Exercise objective: Leaving the pictures aside, transcribe every line below exactly.

Records with drawing code:
_ _ _

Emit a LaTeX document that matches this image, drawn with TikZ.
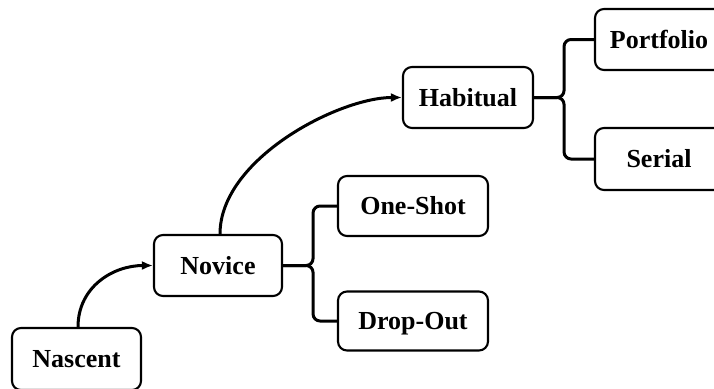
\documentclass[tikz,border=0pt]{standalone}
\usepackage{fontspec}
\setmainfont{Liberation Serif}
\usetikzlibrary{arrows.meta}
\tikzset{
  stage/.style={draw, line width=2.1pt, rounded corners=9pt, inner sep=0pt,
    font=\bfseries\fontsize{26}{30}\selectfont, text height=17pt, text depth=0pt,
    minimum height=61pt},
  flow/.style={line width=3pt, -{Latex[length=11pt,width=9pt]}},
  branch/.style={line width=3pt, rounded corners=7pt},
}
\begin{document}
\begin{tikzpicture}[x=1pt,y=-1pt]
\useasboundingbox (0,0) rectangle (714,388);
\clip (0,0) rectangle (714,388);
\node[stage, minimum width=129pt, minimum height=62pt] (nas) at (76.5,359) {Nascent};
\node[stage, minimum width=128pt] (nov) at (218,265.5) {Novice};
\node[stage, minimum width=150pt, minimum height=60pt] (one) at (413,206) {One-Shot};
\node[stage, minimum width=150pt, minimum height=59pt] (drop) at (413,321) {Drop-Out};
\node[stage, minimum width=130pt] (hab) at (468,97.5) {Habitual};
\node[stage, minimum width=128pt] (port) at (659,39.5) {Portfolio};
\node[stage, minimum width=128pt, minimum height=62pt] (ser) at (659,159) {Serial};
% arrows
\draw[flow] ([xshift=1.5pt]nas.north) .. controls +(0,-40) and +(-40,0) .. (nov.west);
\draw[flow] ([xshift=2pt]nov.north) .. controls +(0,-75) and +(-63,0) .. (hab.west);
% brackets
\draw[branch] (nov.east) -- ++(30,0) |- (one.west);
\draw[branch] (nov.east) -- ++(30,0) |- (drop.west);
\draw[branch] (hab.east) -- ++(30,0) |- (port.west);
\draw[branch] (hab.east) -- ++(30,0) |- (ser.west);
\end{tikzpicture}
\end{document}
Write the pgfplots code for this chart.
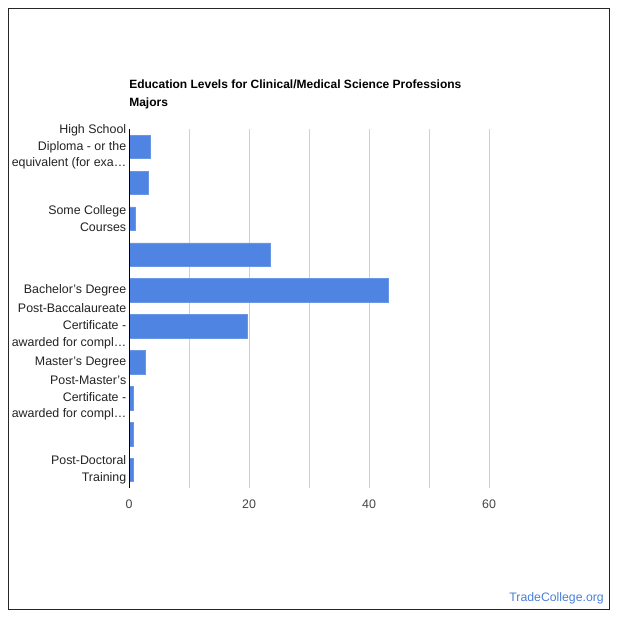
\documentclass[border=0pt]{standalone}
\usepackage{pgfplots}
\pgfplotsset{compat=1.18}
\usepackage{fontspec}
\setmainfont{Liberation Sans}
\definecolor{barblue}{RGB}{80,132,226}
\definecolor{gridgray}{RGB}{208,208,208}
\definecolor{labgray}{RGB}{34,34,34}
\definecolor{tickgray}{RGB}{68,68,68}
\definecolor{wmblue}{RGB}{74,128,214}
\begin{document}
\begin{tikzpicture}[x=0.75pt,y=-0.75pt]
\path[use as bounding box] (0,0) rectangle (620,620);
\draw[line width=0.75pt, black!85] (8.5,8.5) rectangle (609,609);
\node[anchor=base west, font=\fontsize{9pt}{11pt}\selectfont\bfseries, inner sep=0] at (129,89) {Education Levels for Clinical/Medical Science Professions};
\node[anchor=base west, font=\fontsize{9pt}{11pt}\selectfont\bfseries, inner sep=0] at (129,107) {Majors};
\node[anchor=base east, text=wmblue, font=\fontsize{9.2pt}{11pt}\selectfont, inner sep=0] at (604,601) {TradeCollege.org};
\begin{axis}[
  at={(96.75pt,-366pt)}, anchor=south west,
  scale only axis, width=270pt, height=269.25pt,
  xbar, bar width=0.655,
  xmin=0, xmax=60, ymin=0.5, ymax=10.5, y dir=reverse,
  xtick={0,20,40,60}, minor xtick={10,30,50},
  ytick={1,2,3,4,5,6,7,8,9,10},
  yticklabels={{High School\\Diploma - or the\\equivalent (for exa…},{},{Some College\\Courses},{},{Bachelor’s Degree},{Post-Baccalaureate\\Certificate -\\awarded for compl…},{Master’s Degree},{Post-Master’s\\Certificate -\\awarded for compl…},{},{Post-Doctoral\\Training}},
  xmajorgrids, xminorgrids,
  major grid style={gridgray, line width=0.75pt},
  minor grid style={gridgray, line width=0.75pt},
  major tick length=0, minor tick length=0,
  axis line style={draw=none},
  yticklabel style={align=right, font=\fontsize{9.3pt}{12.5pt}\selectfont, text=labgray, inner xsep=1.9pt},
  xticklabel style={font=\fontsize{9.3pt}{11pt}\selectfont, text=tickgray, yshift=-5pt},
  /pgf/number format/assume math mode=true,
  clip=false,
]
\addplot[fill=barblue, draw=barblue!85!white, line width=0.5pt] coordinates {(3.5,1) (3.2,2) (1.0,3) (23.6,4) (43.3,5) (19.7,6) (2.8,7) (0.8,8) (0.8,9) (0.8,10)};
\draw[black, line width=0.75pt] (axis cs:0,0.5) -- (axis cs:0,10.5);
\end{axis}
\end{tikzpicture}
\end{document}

_ _ _

Completed task:
Emit a LaTeX document that matches this image, drawn with TikZ.
\documentclass[tikz,border=0pt]{standalone}
\usepackage{fontspec}
\setmainfont{Liberation Serif}
\usetikzlibrary{arrows.meta}
\tikzset{
  stage/.style={draw, line width=2.1pt, rounded corners=9pt, inner sep=0pt,
    font=\bfseries\fontsize{26}{30}\selectfont, text height=17pt, text depth=0pt,
    minimum height=61pt},
  flow/.style={line width=3pt, -{Latex[length=11pt,width=9pt]}},
  branch/.style={line width=3pt, rounded corners=7pt},
}
\begin{document}
\begin{tikzpicture}[x=1pt,y=-1pt]
\useasboundingbox (0,0) rectangle (714,388);
\clip (0,0) rectangle (714,388);
\node[stage, minimum width=129pt, minimum height=62pt] (nas) at (76.5,359) {Nascent};
\node[stage, minimum width=128pt] (nov) at (218,265.5) {Novice};
\node[stage, minimum width=150pt, minimum height=60pt] (one) at (413,206) {One-Shot};
\node[stage, minimum width=150pt, minimum height=59pt] (drop) at (413,321) {Drop-Out};
\node[stage, minimum width=130pt] (hab) at (468,97.5) {Habitual};
\node[stage, minimum width=128pt] (port) at (659,39.5) {Portfolio};
\node[stage, minimum width=128pt, minimum height=62pt] (ser) at (659,159) {Serial};
% arrows
\draw[flow] ([xshift=1.5pt]nas.north) .. controls +(0,-40) and +(-40,0) .. (nov.west);
\draw[flow] ([xshift=2pt]nov.north) .. controls +(0,-75) and +(-63,0) .. (hab.west);
% brackets
\draw[branch] (nov.east) -- ++(30,0) |- (one.west);
\draw[branch] (nov.east) -- ++(30,0) |- (drop.west);
\draw[branch] (hab.east) -- ++(30,0) |- (port.west);
\draw[branch] (hab.east) -- ++(30,0) |- (ser.west);
\end{tikzpicture}
\end{document}
Write the pgfplots code for this chart.
\documentclass[border=0pt]{standalone}
\usepackage{pgfplots}
\pgfplotsset{compat=1.18}
\usepackage{fontspec}
\setmainfont{Liberation Sans}
\definecolor{barblue}{RGB}{80,132,226}
\definecolor{gridgray}{RGB}{208,208,208}
\definecolor{labgray}{RGB}{34,34,34}
\definecolor{tickgray}{RGB}{68,68,68}
\definecolor{wmblue}{RGB}{74,128,214}
\begin{document}
\begin{tikzpicture}[x=0.75pt,y=-0.75pt]
\path[use as bounding box] (0,0) rectangle (620,620);
\draw[line width=0.75pt, black!85] (8.5,8.5) rectangle (609,609);
\node[anchor=base west, font=\fontsize{9pt}{11pt}\selectfont\bfseries, inner sep=0] at (129,89) {Education Levels for Clinical/Medical Science Professions};
\node[anchor=base west, font=\fontsize{9pt}{11pt}\selectfont\bfseries, inner sep=0] at (129,107) {Majors};
\node[anchor=base east, text=wmblue, font=\fontsize{9.2pt}{11pt}\selectfont, inner sep=0] at (604,601) {TradeCollege.org};
\begin{axis}[
  at={(96.75pt,-366pt)}, anchor=south west,
  scale only axis, width=270pt, height=269.25pt,
  xbar, bar width=0.655,
  xmin=0, xmax=60, ymin=0.5, ymax=10.5, y dir=reverse,
  xtick={0,20,40,60}, minor xtick={10,30,50},
  ytick={1,2,3,4,5,6,7,8,9,10},
  yticklabels={{High School\\Diploma - or the\\equivalent (for exa…},{},{Some College\\Courses},{},{Bachelor’s Degree},{Post-Baccalaureate\\Certificate -\\awarded for compl…},{Master’s Degree},{Post-Master’s\\Certificate -\\awarded for compl…},{},{Post-Doctoral\\Training}},
  xmajorgrids, xminorgrids,
  major grid style={gridgray, line width=0.75pt},
  minor grid style={gridgray, line width=0.75pt},
  major tick length=0, minor tick length=0,
  axis line style={draw=none},
  yticklabel style={align=right, font=\fontsize{9.3pt}{12.5pt}\selectfont, text=labgray, inner xsep=1.9pt},
  xticklabel style={font=\fontsize{9.3pt}{11pt}\selectfont, text=tickgray, yshift=-5pt},
  /pgf/number format/assume math mode=true,
  clip=false,
]
\addplot[fill=barblue, draw=barblue!85!white, line width=0.5pt] coordinates {(3.5,1) (3.2,2) (1.0,3) (23.6,4) (43.3,5) (19.7,6) (2.8,7) (0.8,8) (0.8,9) (0.8,10)};
\draw[black, line width=0.75pt] (axis cs:0,0.5) -- (axis cs:0,10.5);
\end{axis}
\end{tikzpicture}
\end{document}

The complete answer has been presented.